# [What the exercise asks]
Only the lines from the start of the data to the line containing "const tickLabels = ['6600", both included, should be output, exactly and without pictures.
⟨
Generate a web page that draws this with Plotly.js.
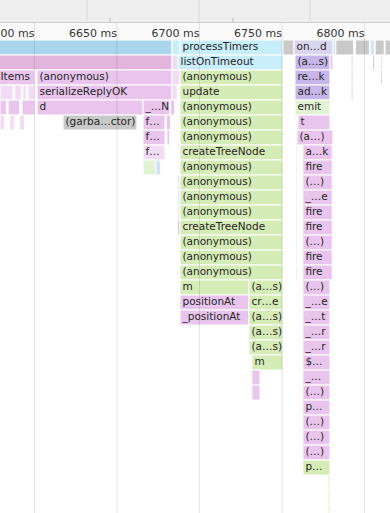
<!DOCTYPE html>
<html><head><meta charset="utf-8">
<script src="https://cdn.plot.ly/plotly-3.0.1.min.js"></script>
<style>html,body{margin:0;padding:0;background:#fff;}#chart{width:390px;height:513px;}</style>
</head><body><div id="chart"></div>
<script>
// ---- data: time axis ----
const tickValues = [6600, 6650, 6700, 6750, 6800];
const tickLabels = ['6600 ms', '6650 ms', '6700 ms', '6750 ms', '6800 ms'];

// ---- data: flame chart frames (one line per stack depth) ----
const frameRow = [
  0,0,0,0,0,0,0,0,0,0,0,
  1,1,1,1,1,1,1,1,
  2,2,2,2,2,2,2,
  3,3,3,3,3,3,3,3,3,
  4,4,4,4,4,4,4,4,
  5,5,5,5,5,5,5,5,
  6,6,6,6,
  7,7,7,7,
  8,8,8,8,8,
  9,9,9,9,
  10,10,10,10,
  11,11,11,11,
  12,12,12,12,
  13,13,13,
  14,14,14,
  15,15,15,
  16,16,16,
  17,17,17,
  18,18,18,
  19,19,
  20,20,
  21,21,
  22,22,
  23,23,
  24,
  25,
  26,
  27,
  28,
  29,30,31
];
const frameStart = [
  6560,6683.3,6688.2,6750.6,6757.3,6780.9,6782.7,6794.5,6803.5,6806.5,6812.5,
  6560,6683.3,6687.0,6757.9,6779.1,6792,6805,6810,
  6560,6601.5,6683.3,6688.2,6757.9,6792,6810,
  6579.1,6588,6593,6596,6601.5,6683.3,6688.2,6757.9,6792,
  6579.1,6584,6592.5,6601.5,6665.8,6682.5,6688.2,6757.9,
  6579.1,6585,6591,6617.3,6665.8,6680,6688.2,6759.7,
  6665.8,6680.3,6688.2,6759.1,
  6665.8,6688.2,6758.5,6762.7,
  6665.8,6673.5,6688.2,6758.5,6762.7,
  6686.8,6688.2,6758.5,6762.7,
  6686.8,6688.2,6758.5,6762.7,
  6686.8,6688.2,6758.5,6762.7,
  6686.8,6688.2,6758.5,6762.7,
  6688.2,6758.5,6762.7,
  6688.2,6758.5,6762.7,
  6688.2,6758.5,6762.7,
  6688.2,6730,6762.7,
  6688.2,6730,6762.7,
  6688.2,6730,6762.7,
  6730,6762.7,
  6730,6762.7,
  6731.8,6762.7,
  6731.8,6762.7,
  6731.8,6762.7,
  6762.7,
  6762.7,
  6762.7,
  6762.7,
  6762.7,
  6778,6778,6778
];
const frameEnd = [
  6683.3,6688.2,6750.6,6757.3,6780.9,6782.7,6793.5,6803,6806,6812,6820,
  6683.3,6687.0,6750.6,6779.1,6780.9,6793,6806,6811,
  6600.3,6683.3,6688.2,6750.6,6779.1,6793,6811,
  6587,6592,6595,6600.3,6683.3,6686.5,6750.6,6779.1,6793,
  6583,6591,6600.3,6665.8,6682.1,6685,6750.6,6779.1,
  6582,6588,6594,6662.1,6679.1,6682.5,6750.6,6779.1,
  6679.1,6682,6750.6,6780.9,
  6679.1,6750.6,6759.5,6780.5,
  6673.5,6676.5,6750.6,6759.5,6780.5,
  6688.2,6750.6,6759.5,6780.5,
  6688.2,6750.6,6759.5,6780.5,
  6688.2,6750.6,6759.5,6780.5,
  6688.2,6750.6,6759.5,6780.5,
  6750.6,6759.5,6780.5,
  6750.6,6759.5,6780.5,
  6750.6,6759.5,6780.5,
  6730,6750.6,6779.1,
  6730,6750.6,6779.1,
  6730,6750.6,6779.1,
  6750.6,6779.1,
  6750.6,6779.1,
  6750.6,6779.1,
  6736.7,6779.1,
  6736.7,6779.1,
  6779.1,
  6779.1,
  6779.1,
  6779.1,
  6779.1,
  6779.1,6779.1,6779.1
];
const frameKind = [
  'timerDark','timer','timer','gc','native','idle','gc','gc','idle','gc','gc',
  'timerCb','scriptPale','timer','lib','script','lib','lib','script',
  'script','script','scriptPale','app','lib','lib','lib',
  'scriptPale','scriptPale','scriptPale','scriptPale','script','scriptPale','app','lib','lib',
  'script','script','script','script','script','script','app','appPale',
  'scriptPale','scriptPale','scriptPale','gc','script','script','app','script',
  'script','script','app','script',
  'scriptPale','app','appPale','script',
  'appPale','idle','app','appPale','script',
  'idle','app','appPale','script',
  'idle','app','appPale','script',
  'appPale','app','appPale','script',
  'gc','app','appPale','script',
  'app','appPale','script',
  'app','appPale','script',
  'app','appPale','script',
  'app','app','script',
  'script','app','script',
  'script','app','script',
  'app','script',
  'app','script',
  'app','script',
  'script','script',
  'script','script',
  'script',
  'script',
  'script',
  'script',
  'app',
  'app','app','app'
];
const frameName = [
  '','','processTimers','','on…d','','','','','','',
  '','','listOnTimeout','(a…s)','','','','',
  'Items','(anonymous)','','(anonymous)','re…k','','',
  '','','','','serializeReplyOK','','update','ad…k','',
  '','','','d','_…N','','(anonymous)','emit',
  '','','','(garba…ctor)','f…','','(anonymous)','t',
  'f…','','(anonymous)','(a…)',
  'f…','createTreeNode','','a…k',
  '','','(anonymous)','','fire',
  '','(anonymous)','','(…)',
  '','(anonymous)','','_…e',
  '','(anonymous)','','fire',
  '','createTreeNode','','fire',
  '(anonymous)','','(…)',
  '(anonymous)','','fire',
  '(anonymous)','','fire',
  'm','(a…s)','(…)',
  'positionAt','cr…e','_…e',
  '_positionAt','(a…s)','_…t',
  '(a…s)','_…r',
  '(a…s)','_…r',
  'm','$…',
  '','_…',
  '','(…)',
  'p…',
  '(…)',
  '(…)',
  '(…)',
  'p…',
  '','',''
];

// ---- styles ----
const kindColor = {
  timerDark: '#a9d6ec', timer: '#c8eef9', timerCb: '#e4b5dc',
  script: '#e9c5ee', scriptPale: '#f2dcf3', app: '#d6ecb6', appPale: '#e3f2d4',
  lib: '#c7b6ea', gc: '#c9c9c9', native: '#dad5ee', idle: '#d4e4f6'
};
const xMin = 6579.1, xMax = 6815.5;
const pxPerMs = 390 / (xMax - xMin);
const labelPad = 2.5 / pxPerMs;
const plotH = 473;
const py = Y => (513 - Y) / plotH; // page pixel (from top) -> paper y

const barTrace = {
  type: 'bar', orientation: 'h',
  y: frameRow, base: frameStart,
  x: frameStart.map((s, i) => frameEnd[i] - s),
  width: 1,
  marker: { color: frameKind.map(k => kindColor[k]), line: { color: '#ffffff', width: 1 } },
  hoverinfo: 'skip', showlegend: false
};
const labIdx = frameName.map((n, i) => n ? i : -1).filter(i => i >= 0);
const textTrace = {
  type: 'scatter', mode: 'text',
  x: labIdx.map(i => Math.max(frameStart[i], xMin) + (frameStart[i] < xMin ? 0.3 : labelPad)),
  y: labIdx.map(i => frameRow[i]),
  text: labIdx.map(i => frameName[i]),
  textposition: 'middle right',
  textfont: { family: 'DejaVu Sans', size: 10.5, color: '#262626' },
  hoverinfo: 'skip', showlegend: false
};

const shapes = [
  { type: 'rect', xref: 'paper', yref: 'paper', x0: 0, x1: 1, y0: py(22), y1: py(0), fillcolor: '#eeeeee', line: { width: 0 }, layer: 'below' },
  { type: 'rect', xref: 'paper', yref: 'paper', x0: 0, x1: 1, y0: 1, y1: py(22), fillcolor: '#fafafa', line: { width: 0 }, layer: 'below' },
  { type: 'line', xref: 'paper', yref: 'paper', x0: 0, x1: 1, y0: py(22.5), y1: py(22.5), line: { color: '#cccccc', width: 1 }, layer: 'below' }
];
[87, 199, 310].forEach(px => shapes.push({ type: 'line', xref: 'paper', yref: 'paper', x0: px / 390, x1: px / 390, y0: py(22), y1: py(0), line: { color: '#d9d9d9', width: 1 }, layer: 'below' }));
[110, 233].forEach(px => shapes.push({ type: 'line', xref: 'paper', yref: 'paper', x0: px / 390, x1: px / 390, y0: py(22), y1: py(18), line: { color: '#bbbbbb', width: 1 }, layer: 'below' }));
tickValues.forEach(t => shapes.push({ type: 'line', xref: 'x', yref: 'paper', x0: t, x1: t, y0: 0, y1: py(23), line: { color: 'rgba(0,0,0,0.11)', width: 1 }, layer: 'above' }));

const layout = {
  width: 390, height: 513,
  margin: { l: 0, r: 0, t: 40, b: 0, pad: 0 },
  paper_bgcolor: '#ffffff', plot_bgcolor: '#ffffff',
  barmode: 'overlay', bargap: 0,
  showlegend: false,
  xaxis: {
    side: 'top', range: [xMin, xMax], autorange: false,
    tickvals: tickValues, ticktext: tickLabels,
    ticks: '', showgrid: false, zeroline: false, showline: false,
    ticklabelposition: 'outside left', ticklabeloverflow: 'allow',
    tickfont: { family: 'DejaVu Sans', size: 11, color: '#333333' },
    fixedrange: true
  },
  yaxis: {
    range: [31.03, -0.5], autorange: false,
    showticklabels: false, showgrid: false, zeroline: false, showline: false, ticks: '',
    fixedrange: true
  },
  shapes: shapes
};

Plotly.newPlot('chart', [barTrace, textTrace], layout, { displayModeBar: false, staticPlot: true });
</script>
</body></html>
⟩
# [Solution for this exercise]
Generate a web page that draws this with Plotly.js.
<!DOCTYPE html>
<html><head><meta charset="utf-8">
<script src="https://cdn.plot.ly/plotly-3.0.1.min.js"></script>
<style>html,body{margin:0;padding:0;background:#fff;}#chart{width:390px;height:513px;}</style>
</head><body><div id="chart"></div>
<script>
// ---- data: time axis ----
const tickValues = [6600, 6650, 6700, 6750, 6800];
const tickLabels = ['6600 ms', '6650 ms', '6700 ms', '6750 ms', '6800 ms'];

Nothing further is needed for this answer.